After that pandemic-era performance, the band made the best of the circumstances to go into Hellfire Studios in Dublin together, and inhabit it in a quieter time for the world — the idea of haunting an empty studio to bring these ideas and interpretations to life must have been quite the experience, considering the oftentimes quite heavy nature of the material they were wrangling with throughout.

ØXN’s debut album ‘CYRM’ releases on October 27.
ØXN’s debut album ‘CYRM’ releases on October 27.

“I think we just went a bit mad with them, you know what I mean? (laughs) We just said, ‘let’s throw everything in the kitchen sink at it, and then start to kind-of strip away’... We have played these songs, and I still love those arrangements, when they were just me and Radie, because they’re very, very pared back and they’re very minimal and they’re really beautiful, but there’s a whole different feeling of playing the songs, when you have a full drum kit behind you. You have Spud, and it’s his niche, finding those really beautiful sonics, that sub, and that kind of guttural stuff that he’s really good at doing with bass and synthesisers, manipulation of sound and all that kind of stuff. Sampling, looping...

“With the four of us together... it was lockdown, Lankum weren’t touring, [the rest of us] had to stop working. Hellfire Studios was free so we said, ‘let’s just go and just do it’. It was empty and Spud was given the keys. We just went in there, and y’know... used crisp packets and rubber gloves as percussion, weird instruments and things, and just got wine and food, tea and biscuits and stayed there for over a week, trying to kind of get everything down. It’s pretty weird to look back on videos that we have at that time — a very different time.”

With ‘CYRM’ in the can, the band has set about whipping together a live set that takes their common repertoire back into the gigging environment, facilitating that expanded sonic palate and conveying that same sense of scale and experimentation that’s evident throughout ‘CYRM’ and its running time.

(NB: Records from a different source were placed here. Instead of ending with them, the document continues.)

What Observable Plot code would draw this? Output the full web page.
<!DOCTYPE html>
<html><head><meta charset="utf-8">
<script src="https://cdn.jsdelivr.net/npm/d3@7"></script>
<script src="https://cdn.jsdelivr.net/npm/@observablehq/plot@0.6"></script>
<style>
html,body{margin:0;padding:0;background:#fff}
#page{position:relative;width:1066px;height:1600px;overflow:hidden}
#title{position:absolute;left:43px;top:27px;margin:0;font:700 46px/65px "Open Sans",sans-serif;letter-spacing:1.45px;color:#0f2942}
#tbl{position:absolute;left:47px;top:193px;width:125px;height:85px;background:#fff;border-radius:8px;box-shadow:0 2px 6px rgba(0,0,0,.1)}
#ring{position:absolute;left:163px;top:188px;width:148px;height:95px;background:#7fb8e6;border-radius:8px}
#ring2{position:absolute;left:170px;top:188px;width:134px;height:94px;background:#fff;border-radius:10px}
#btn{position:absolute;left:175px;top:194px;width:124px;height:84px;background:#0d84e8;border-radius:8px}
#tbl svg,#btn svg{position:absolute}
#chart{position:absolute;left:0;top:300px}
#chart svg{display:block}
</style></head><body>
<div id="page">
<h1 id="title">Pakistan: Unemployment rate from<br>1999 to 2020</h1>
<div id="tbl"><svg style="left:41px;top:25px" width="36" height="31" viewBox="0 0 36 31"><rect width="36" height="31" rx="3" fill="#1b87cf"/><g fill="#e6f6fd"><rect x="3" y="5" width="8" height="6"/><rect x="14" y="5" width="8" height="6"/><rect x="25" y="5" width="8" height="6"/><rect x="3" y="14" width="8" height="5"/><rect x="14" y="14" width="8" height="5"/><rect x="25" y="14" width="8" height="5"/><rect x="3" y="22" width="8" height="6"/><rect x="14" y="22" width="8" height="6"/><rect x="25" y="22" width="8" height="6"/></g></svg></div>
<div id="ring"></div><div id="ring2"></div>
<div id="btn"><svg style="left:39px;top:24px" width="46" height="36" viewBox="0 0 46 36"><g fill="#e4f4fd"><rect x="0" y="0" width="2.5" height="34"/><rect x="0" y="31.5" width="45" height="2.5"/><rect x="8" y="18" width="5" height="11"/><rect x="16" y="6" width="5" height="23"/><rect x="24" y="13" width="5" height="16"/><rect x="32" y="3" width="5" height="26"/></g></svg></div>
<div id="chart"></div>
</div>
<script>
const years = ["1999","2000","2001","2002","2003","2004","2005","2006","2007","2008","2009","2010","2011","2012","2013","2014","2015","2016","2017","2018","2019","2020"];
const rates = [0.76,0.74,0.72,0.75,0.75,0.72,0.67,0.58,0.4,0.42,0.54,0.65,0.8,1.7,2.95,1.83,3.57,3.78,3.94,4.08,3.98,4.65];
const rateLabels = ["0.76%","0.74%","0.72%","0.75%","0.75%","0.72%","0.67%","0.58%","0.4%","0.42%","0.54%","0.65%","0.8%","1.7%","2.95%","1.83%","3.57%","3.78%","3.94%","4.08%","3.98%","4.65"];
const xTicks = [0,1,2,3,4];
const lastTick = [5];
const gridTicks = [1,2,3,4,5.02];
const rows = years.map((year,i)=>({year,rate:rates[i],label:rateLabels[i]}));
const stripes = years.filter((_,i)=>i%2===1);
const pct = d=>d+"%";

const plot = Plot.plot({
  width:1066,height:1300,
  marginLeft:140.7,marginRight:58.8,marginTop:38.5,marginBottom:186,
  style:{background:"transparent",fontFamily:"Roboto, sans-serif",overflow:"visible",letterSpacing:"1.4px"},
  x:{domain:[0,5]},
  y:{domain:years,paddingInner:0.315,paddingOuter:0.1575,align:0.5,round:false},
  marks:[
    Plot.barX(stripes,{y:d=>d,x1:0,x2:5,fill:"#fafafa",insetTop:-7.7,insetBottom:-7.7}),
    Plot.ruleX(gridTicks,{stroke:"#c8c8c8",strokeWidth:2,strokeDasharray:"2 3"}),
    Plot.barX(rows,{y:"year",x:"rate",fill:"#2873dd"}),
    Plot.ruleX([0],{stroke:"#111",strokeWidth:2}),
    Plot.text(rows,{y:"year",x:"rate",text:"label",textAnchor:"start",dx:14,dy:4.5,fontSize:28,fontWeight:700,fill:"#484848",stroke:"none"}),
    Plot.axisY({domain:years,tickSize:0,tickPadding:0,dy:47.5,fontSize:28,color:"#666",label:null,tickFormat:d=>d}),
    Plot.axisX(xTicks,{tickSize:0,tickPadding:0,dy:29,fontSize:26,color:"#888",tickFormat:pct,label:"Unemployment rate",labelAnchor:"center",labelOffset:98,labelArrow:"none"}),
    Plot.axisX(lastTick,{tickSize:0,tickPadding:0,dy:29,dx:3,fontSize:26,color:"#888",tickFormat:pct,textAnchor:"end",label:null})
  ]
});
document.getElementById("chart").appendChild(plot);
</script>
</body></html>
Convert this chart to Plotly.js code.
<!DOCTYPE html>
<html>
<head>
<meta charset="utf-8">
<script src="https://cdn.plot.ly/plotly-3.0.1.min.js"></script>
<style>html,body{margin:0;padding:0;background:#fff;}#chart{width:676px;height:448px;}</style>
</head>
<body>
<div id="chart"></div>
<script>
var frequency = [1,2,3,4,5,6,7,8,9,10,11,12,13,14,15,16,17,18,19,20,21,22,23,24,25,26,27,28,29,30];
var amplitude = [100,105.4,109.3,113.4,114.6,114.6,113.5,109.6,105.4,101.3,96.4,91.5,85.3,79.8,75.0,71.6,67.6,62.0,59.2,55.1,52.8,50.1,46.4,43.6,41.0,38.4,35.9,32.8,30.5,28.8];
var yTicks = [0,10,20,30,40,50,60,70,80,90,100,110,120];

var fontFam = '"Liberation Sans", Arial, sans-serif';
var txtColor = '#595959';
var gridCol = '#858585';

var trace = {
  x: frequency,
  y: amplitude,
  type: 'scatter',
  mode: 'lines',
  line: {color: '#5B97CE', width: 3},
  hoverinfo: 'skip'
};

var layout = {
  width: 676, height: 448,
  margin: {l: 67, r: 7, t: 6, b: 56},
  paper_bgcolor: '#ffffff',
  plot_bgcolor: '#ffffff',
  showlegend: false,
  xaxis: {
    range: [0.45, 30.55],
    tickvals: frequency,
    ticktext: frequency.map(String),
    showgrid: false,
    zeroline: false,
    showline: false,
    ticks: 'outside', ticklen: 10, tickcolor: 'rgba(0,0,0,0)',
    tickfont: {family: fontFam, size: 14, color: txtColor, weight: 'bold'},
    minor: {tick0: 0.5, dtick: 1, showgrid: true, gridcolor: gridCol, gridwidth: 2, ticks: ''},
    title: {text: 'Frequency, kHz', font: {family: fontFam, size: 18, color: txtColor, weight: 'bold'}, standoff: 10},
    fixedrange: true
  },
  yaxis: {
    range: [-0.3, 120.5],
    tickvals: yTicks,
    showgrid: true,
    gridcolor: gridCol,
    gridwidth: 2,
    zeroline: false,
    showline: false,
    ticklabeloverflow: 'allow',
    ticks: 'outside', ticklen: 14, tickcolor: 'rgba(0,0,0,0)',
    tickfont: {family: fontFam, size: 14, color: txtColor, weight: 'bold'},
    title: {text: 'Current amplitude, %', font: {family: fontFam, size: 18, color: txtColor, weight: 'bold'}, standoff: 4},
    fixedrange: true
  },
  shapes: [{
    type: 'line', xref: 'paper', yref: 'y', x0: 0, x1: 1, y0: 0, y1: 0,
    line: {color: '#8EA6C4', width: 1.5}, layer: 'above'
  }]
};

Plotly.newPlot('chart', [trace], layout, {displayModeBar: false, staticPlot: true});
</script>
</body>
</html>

The Everyman will host the band’s Leeside live debut in earnest as part of an expansive and eclectic Jazz Weekend programme, and the venue’s history and presence isn’t lost on Kim going into it.

“We’re excited for it. We’re kind-of anticipating how it’s going to go, but anytime we get back in the room together, it always seems to just click into place. We were desperate to get to Cork, as well, and we were trying to do it on our own, and then just as luck would have it, the Jazz Festival asked if we’d want to be part of it, and it was just a godsend.

“I think I would have been in the Everyman once, and that was when I lived in Cork when I was seventeen, so I haven’t been there in a long time, and I it just being such a beautiful place, and we’re absolutely delighted for it to be the venue.

“Excited, and terrified, and nervous, to play for the people of Cork.”

ØXN’s debut Cork gig under the moniker takes place at 10.15pm (Thursday, October 26) at the Everyman, MacCurtain Street. Tickets €25 are available from everymancork.com, or the venue box office.

ØXN’s debut album ‘CYRM’ releases on October 27 on CD, 12” vinyl and digital services via Claddagh Records/Universal.